Child support enforcement has more teeth than most people realize, because both state and federal mechanisms apply. Federal law allows wage garnishment of up to 50 percent of a parent’s disposable earnings for current support obligations when that parent is also supporting another family, and up to 60 percent when they are not. If the parent is more than 12 weeks behind, those caps increase by an additional 5 percentage points.4Office of the Law Revision Counsel. 15 US Code 1673 – Restriction on Garnishment Beyond wage garnishment, enforcement tools include intercepting tax refunds, placing liens on property, suspending driver’s and professional licenses, and reporting the debt to credit bureaus.

If arrears reach $2,500, the federal government can deny or revoke the parent’s passport.5U.S. Department of State. Pay Your Child Support Before Applying for a Passport In extreme cases, willful nonpayment can lead to criminal prosecution at the state or federal level.

Appealing a Final Order

Once a final order is entered, you typically have a limited window to file an appeal, often 30 days depending on the jurisdiction and type of case.
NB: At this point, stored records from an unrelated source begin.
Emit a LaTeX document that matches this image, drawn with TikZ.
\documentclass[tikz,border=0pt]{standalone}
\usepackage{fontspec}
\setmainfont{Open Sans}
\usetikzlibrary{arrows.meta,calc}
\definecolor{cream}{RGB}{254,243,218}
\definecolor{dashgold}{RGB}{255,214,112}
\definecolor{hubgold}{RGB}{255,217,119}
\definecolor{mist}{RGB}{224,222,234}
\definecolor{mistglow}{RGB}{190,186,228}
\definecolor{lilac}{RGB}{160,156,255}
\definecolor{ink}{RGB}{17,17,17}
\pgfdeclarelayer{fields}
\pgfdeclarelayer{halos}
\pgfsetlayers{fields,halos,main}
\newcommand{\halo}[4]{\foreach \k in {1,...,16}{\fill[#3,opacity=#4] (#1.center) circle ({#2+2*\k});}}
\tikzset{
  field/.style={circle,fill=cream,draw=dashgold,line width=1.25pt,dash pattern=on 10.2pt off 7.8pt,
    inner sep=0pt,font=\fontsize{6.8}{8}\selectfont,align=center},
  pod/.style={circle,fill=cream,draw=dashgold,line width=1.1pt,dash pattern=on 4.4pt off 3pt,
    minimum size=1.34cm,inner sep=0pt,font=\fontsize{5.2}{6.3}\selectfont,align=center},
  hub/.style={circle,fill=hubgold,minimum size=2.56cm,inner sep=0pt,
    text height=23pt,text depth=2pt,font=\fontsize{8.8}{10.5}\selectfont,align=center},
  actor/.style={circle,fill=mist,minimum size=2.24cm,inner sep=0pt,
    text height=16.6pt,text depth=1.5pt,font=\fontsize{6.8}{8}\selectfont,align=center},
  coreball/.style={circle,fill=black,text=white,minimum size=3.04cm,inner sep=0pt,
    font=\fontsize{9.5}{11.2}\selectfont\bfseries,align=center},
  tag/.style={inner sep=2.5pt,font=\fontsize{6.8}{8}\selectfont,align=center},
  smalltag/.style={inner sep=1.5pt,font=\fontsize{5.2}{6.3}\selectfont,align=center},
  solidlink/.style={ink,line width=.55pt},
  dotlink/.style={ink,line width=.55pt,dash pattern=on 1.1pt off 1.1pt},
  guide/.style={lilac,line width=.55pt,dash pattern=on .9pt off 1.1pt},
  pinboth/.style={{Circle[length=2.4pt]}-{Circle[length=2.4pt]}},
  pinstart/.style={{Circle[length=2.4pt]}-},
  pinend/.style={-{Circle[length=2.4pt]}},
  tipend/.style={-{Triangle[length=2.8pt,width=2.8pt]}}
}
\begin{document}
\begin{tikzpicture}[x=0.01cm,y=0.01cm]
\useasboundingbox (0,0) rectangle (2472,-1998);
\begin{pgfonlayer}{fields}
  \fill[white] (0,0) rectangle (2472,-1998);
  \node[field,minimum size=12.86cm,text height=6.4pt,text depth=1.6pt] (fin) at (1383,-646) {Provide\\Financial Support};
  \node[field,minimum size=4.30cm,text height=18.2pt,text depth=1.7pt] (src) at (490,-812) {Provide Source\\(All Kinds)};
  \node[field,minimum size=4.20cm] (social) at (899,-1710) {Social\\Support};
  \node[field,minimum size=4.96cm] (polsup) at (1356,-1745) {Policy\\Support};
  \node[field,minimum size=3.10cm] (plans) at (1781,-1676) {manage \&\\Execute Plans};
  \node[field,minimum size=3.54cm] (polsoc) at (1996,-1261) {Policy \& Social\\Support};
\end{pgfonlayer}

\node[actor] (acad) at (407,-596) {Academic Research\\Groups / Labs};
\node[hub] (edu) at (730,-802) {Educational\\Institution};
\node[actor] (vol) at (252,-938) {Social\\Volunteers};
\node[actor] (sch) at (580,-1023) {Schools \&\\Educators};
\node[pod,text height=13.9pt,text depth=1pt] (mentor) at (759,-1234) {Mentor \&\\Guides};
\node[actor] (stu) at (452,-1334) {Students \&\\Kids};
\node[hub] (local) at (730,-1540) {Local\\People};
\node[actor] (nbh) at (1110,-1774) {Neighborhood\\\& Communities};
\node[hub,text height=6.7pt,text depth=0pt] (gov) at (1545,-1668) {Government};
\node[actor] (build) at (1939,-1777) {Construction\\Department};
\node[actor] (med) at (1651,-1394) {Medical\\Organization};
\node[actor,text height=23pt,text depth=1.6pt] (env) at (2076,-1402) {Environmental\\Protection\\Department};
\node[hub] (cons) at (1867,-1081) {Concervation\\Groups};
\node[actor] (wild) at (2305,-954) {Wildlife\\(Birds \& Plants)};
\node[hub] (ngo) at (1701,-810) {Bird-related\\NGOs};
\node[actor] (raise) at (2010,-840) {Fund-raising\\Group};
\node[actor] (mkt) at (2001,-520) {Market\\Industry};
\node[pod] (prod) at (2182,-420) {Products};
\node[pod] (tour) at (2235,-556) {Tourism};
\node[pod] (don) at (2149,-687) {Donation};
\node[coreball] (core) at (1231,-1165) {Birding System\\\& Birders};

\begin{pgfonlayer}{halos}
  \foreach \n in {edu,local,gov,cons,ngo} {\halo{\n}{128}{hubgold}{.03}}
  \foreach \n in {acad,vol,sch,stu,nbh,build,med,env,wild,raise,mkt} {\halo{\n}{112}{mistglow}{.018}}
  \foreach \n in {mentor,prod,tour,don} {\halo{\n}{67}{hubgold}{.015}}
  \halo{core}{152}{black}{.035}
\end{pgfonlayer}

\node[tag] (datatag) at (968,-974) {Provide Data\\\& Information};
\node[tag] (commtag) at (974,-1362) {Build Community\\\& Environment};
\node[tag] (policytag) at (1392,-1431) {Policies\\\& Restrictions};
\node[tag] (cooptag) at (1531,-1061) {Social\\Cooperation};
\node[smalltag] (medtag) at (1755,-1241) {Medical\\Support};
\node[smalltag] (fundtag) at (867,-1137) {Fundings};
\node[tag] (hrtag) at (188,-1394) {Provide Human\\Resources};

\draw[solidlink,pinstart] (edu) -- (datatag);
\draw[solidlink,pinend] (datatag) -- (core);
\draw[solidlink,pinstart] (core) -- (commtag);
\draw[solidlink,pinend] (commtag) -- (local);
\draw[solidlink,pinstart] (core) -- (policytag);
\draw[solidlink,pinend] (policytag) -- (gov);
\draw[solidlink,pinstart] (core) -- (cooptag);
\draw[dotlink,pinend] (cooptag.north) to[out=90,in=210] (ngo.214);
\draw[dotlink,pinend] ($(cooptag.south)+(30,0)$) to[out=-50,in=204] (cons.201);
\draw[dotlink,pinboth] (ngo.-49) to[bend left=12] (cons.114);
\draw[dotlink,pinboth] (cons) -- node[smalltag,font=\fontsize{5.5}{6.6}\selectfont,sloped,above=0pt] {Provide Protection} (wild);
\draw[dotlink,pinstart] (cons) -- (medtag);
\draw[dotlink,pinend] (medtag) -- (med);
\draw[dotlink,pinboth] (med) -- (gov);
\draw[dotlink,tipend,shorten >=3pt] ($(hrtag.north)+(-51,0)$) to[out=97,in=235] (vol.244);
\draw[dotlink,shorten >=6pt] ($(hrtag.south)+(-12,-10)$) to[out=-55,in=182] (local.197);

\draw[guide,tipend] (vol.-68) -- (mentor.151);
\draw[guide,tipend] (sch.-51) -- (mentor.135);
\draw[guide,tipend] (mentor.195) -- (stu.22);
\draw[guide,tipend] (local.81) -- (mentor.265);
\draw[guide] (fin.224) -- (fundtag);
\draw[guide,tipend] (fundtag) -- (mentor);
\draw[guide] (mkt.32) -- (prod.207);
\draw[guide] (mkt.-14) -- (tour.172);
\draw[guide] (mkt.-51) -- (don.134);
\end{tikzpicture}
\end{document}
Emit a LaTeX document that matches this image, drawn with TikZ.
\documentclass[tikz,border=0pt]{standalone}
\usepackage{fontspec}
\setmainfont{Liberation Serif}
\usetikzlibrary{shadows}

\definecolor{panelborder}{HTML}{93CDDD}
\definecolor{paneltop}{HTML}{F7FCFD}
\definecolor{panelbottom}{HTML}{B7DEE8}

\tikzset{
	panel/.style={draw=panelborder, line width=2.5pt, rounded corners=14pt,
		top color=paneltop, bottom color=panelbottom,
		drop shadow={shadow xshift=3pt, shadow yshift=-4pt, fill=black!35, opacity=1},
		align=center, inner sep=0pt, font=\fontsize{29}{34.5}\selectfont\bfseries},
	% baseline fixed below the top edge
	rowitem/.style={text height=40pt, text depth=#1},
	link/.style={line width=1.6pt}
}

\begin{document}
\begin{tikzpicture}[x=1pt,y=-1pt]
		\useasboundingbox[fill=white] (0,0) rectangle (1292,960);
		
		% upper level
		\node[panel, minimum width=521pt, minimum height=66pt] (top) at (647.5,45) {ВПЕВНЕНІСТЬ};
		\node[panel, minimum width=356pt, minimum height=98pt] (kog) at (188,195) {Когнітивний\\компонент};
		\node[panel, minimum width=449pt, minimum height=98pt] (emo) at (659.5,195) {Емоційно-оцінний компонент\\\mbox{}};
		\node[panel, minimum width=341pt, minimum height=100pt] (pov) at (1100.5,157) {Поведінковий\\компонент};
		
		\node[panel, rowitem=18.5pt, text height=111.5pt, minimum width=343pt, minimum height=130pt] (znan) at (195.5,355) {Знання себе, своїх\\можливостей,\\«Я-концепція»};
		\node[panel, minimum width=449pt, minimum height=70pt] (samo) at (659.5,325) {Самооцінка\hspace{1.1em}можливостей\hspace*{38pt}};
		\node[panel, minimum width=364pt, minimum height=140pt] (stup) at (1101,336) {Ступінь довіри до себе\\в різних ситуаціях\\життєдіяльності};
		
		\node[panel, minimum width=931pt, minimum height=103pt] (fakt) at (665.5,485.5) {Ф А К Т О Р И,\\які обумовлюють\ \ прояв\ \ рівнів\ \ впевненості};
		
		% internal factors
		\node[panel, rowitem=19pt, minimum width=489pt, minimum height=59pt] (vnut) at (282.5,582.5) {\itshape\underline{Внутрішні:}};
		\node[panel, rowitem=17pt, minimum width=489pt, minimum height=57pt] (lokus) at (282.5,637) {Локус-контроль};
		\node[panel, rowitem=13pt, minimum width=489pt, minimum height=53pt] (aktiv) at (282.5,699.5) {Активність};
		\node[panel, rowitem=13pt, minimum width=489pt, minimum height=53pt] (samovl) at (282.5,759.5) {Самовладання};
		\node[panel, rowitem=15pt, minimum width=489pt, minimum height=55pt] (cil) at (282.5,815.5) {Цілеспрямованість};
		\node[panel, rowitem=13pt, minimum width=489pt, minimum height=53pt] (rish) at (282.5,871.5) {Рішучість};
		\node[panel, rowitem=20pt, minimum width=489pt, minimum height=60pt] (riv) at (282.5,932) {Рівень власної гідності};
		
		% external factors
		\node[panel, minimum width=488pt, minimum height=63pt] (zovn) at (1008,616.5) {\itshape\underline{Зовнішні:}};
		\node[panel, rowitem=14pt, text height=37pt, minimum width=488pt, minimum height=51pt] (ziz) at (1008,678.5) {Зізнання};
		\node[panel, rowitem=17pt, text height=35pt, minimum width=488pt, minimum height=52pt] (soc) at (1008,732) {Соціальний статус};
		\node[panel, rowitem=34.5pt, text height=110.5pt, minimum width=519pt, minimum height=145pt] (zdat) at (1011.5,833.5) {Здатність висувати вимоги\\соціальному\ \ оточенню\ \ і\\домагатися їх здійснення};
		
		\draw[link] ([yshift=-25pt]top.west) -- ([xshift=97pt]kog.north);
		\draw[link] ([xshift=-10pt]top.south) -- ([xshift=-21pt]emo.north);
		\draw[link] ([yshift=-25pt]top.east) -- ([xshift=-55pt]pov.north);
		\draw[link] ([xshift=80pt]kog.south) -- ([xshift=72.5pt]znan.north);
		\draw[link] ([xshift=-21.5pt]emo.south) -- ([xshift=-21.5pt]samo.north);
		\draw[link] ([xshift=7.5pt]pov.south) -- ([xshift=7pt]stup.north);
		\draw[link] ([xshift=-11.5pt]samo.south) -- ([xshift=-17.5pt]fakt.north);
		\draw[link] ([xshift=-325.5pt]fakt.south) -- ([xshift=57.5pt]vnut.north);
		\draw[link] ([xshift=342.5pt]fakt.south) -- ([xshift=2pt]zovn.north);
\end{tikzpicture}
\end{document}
Federal appellate courts have jurisdiction over appeals from final decisions of district courts.3Office of the Law Revision Counsel. 28 US Code 1291 – Final Decisions of District Courts State courts follow similar principles under their own rules.

An appeal isn’t a second trial. The appellate court reviews the legal reasoning behind the lower court’s decision, not the facts. If the trial judge applied the wrong legal standard or made a clear error in evaluating the evidence, an appellate court may reverse or modify the order. But if the judge simply weighed the evidence differently than you would have liked, that’s usually not enough. Appellate courts give trial judges significant deference on factual findings, especially in family law cases where credibility judgments matter. Missing the filing deadline forfeits your right to appeal entirely, so tracking that date is critical.